The defendants contended that their statements could not be prosecuted under § 1014 because the alleged falsehoods were made after the loan defaulted. They argued that the only false statements criminalized by the statute are those made with the intent to influence the initial approval or granting of credit. The defendants claimed that their actions did not fit within the scope of the statute as they were merely attempting to influence the bank’s post-default decisions, which they believed were outside the statute’s reach. They sought to construe the term "action" as limited to initial lending decisions, suggesting that any subsequent actions taken after a default should not be criminalized. Additionally, the defendants argued that the broad reading of "influencing in any way" would render parts of the statute redundant, which they contended was a nonsensical interpretation. They maintained that this expansive interpretation could criminalize innocent conduct, thereby raising concerns about the vagueness of the statute.

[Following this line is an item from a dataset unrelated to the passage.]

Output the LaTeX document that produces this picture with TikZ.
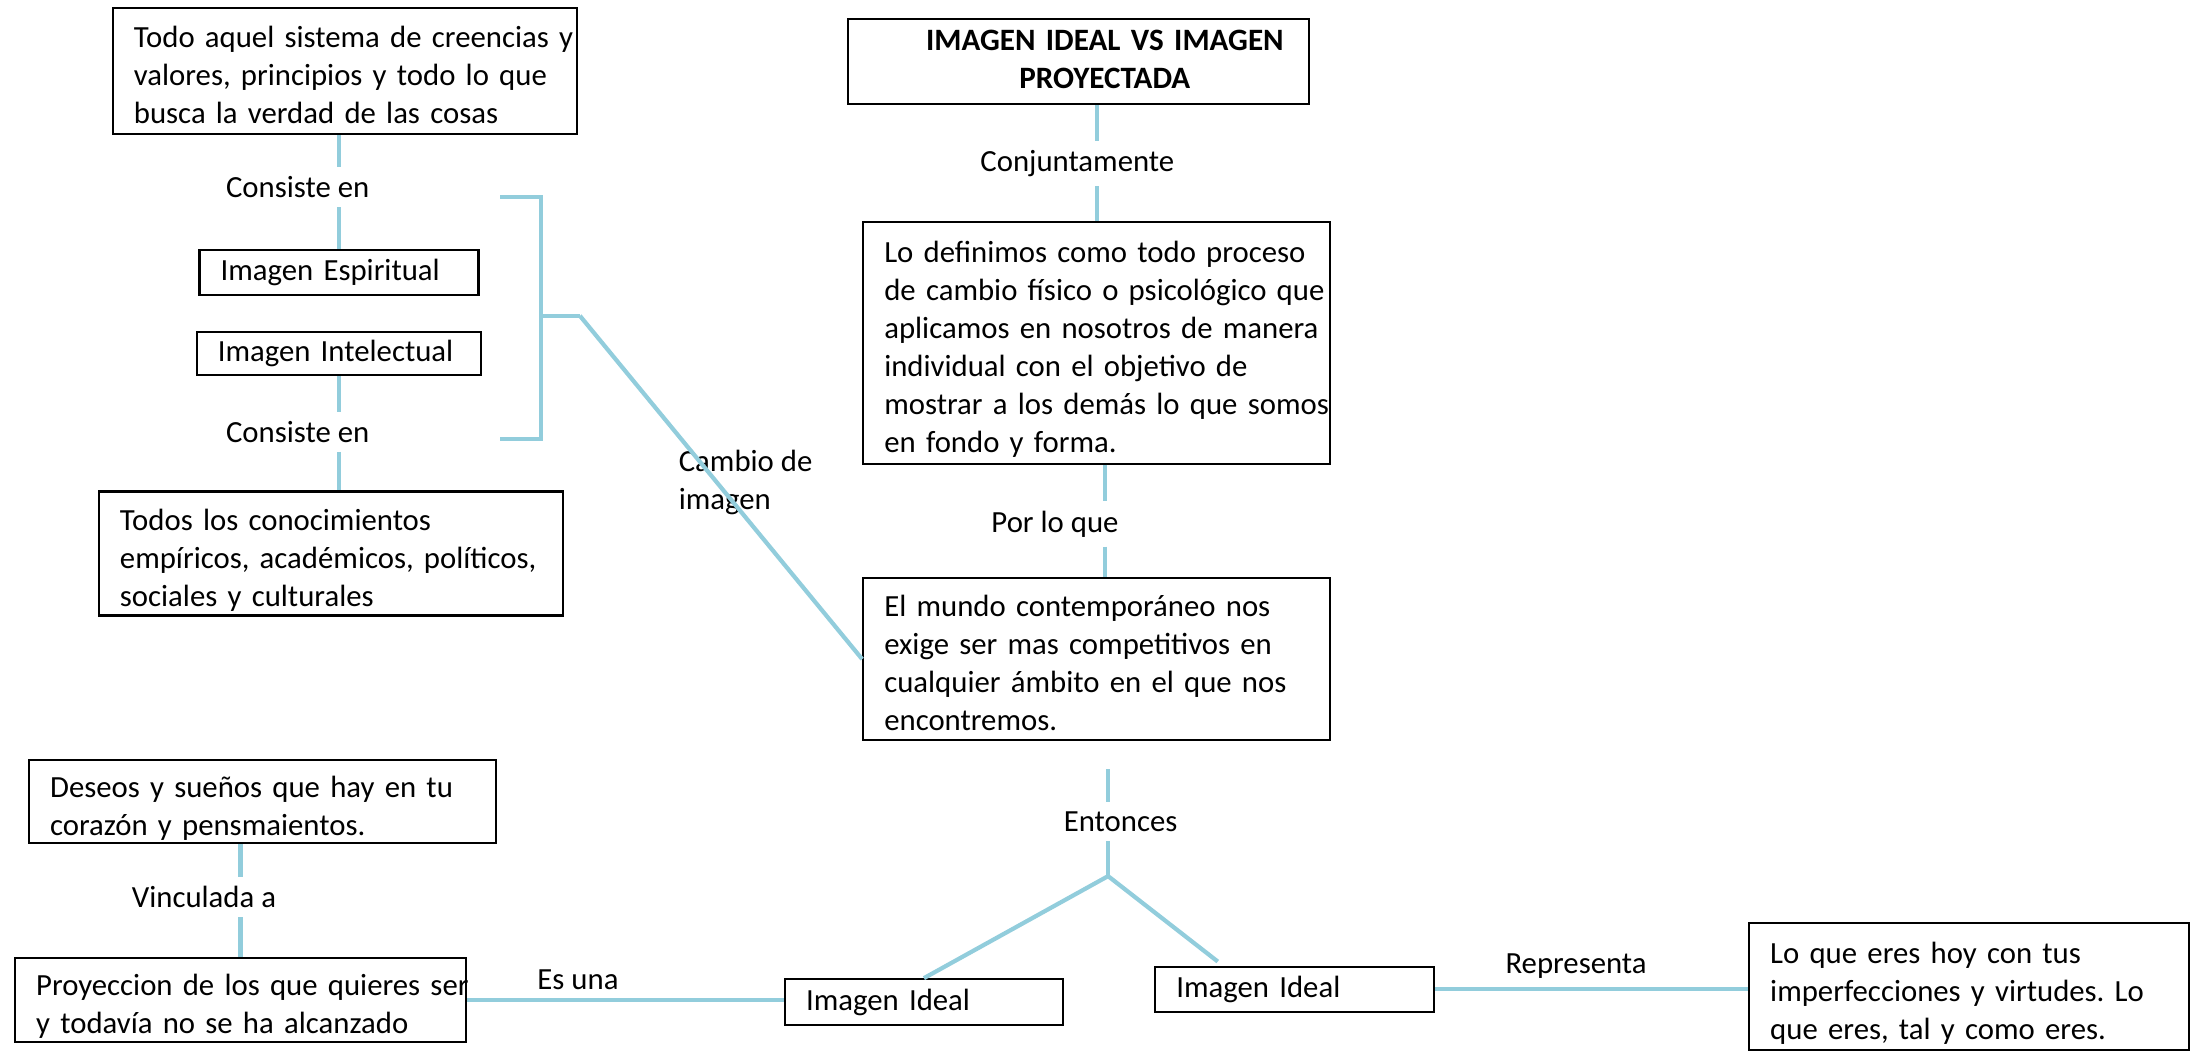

Court's Rebuttal to Defendants

The court rejected the defendants' arguments, asserting that their interpretation of § 1014 was unduly narrow and inconsistent with the statute's plain language. The court clarified that "influencing in any way" encompasses all actions that a bank may take regarding a loan, including decisions made after a default. It emphasized that a loan continues to exist even after default and that the statute applies to any influence exerted over actions related to that loan, such as foreclosure or liquidation. The court highlighted that the statute's breadth was intentional, designed to protect banks from any deceptive practices that could lead to financial loss, regardless of the timing of the statements. Moreover, the court noted that the legislative purpose behind § 1014 supports a wide interpretation, as it aims to maintain the integrity of federally insured institutions by covering all actions that could expose them to risk. Thus, the court concluded that the defendants' false statements intended to influence post-default actions fell squarely within the statutory language.

Vagueness Challenge

The court also addressed the defendants' constitutional challenge regarding the vagueness of § 1014. It explained that a penal statute must provide sufficient definiteness so that ordinary people can understand what conduct is prohibited and avoid arbitrary enforcement. The court cited U.S. Supreme Court precedents, indicating that some ambiguity in a statute’s meaning is constitutionally tolerable, as long as individuals have a reasonable understanding of the proscribed conduct. The court found that the plain language of § 1014 clearly conveyed the prohibited actions, specifically regarding knowingly false statements made with the intent to influence a bank's actions. The presence of a scienter requirement, which mandates knowledge of falsity and intent to influence, further mitigated concerns over vagueness. Consequently, the court concluded that the defendants had sufficient notice that their conduct, involving intentional falsehoods aimed at influencing Bank of America, was criminalized under the statute.

Conclusion

In conclusion, the court denied the defendants' motions to dismiss Counts Three and Four of the indictment, affirming that 18 U.S.C. § 1014 applied to their alleged conduct. The court determined that the statute's language was broad enough to include false statements made with the intent to influence a bank's actions on loans, even after a default occurred. It emphasized the importance of protecting federally insured institutions from deceptive practices and stated that the defendants' actions fell within the statutory framework. The vagueness challenge was also dismissed, as the court found that the statute provided adequate notice of the prohibited conduct. Lastly, the court determined that the defendants were sufficiently informed of the charges against them and denied their request for a bill of particulars, concluding that the Government had provided ample detail regarding the alleged fraudulent activities. As a result, the case was allowed to proceed to trial.